◆ **Problem requirements**
Exactly as written, quote every line that follows, skipping the images.

─── Material

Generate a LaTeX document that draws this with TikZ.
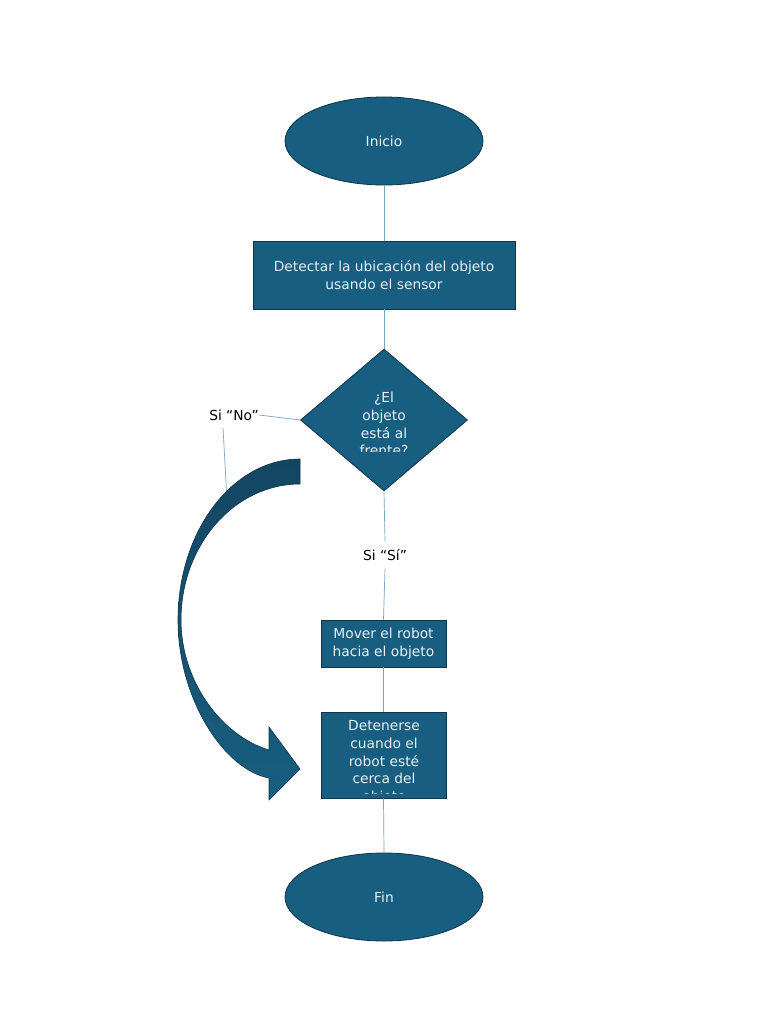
\documentclass[tikz,border=0pt]{standalone}
\usepackage{fontspec}
\setmainfont{DejaVu Sans}
\usetikzlibrary{shapes.geometric}
\definecolor{boxfill}{RGB}{23,94,128}
\definecolor{boxedge}{RGB}{14,52,72}
\definecolor{conn}{RGB}{120,165,192}
\definecolor{txt}{RGB}{232,240,245}
\definecolor{arrdark}{RGB}{19,70,97}
\begin{document}
\begin{tikzpicture}[x=1pt,y=-1pt,
  shapebase/.style={draw=boxedge, fill=boxfill, line width=0.8pt, inner sep=0pt,
    text=txt, font=\fontsize{13.8}{17.6}\selectfont, align=center},
  oval/.style={shapebase, ellipse, minimum width=198pt, minimum height=88pt},
  boxnode/.style={shapebase, rectangle},
  decision/.style={shapebase, diamond, minimum width=167pt, minimum height=142pt},
  intext/.style={text=txt, font=\fontsize{13.8}{17.8}\selectfont, align=center, inner sep=0pt},
  lbl/.style={text=black, font=\fontsize{13.8}{16}\selectfont, inner sep=0pt, minimum height=27pt},
  conn/.style={draw=conn, line width=0.7pt},
  bigarrow/.style={draw=boxedge, line width=0.6pt, top color=arrdark, bottom color=boxfill}
]
\useasboundingbox (0,0) rectangle (768,1024);
\fill[white] (0,0) rectangle (768,1024);

% shapes
\node[oval] (inicio) at (384,141) {Inicio};
\node[boxnode, minimum width=262pt, minimum height=68pt] (detect) at (384,275)
  {Detectar la ubicación del objeto\\usando el sensor};
\node[decision] (q) at (384,420) {};
\node[boxnode, minimum width=125pt, minimum height=47pt] (mover) at (383.5,643.5)
  {Mover el robot\\hacia el objeto};
\node[boxnode, minimum width=125pt, minimum height=86pt] (deten) at (383.5,755) {};
\node[oval] (fin) at (384,897) {Fin};

% clipped texts
\begin{scope}
  \clip (300,386) rectangle (467,451);
  \node[intext] (qtext) at (384,424) {¿El\\objeto\\está al\\frente?};
\end{scope}
\begin{scope}
  \clip (322,713) rectangle (445,793);
  \node[intext] (detentext) at (384,762.5) {Detenerse\\cuando el\\robot esté\\cerca del\\objeto};
\end{scope}

% labels
\node[lbl, anchor=east] (sino) at (259,415) {Si “No”};
\node[lbl] (sisi) at (385,555) {Si “Sí”};
\coordinate (notail) at (223,428);
\coordinate (nohidden) at (227,500);

% connectors
\draw[conn] (inicio.south) -- (detect.north);
\draw[conn] (detect.south) -- (q.north);
\draw[conn] (q.south) -- (sisi.north);
\draw[conn] (sisi.south) -- (mover.north);
\draw[conn] (mover.south) -- (deten.north);
\draw[conn] (deten.south) -- (fin.north);
\draw[conn] (q.west) -- (sino.east);
\draw[conn] (notail) -- (nohidden);

% curved block arrow
\path[bigarrow] (300,459) .. controls (232.6,459) and (178,531) .. (178,620)
  .. controls (178,700) and (225,770) .. (269,778)
  -- (269,800) -- (300,769) -- (269,727) -- (269,750)
  .. controls (220,735) and (181,680) .. (181,620)
  .. controls (181,545) and (234.3,484) .. (300,484) -- cycle;
\end{tikzpicture}
\end{document}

──────

◆ **Final answer**
Generate a LaTeX document that draws this with TikZ.
\documentclass[tikz,border=0pt]{standalone}
\usepackage{fontspec}
\setmainfont{DejaVu Sans}
\usetikzlibrary{shapes.geometric}
\definecolor{boxfill}{RGB}{23,94,128}
\definecolor{boxedge}{RGB}{14,52,72}
\definecolor{conn}{RGB}{120,165,192}
\definecolor{txt}{RGB}{232,240,245}
\definecolor{arrdark}{RGB}{19,70,97}
\begin{document}
\begin{tikzpicture}[x=1pt,y=-1pt,
  shapebase/.style={draw=boxedge, fill=boxfill, line width=0.8pt, inner sep=0pt,
    text=txt, font=\fontsize{13.8}{17.6}\selectfont, align=center},
  oval/.style={shapebase, ellipse, minimum width=198pt, minimum height=88pt},
  boxnode/.style={shapebase, rectangle},
  decision/.style={shapebase, diamond, minimum width=167pt, minimum height=142pt},
  intext/.style={text=txt, font=\fontsize{13.8}{17.8}\selectfont, align=center, inner sep=0pt},
  lbl/.style={text=black, font=\fontsize{13.8}{16}\selectfont, inner sep=0pt, minimum height=27pt},
  conn/.style={draw=conn, line width=0.7pt},
  bigarrow/.style={draw=boxedge, line width=0.6pt, top color=arrdark, bottom color=boxfill}
]
\useasboundingbox (0,0) rectangle (768,1024);
\fill[white] (0,0) rectangle (768,1024);

% shapes
\node[oval] (inicio) at (384,141) {Inicio};
\node[boxnode, minimum width=262pt, minimum height=68pt] (detect) at (384,275)
  {Detectar la ubicación del objeto\\usando el sensor};
\node[decision] (q) at (384,420) {};
\node[boxnode, minimum width=125pt, minimum height=47pt] (mover) at (383.5,643.5)
  {Mover el robot\\hacia el objeto};
\node[boxnode, minimum width=125pt, minimum height=86pt] (deten) at (383.5,755) {};
\node[oval] (fin) at (384,897) {Fin};

% clipped texts
\begin{scope}
  \clip (300,386) rectangle (467,451);
  \node[intext] (qtext) at (384,424) {¿El\\objeto\\está al\\frente?};
\end{scope}
\begin{scope}
  \clip (322,713) rectangle (445,793);
  \node[intext] (detentext) at (384,762.5) {Detenerse\\cuando el\\robot esté\\cerca del\\objeto};
\end{scope}

% labels
\node[lbl, anchor=east] (sino) at (259,415) {Si “No”};
\node[lbl] (sisi) at (385,555) {Si “Sí”};
\coordinate (notail) at (223,428);
\coordinate (nohidden) at (227,500);

% connectors
\draw[conn] (inicio.south) -- (detect.north);
\draw[conn] (detect.south) -- (q.north);
\draw[conn] (q.south) -- (sisi.north);
\draw[conn] (sisi.south) -- (mover.north);
\draw[conn] (mover.south) -- (deten.north);
\draw[conn] (deten.south) -- (fin.north);
\draw[conn] (q.west) -- (sino.east);
\draw[conn] (notail) -- (nohidden);

% curved block arrow
\path[bigarrow] (300,459) .. controls (232.6,459) and (178,531) .. (178,620)
  .. controls (178,700) and (225,770) .. (269,778)
  -- (269,800) -- (300,769) -- (269,727) -- (269,750)
  .. controls (220,735) and (181,680) .. (181,620)
  .. controls (181,545) and (234.3,484) .. (300,484) -- cycle;
\end{tikzpicture}
\end{document}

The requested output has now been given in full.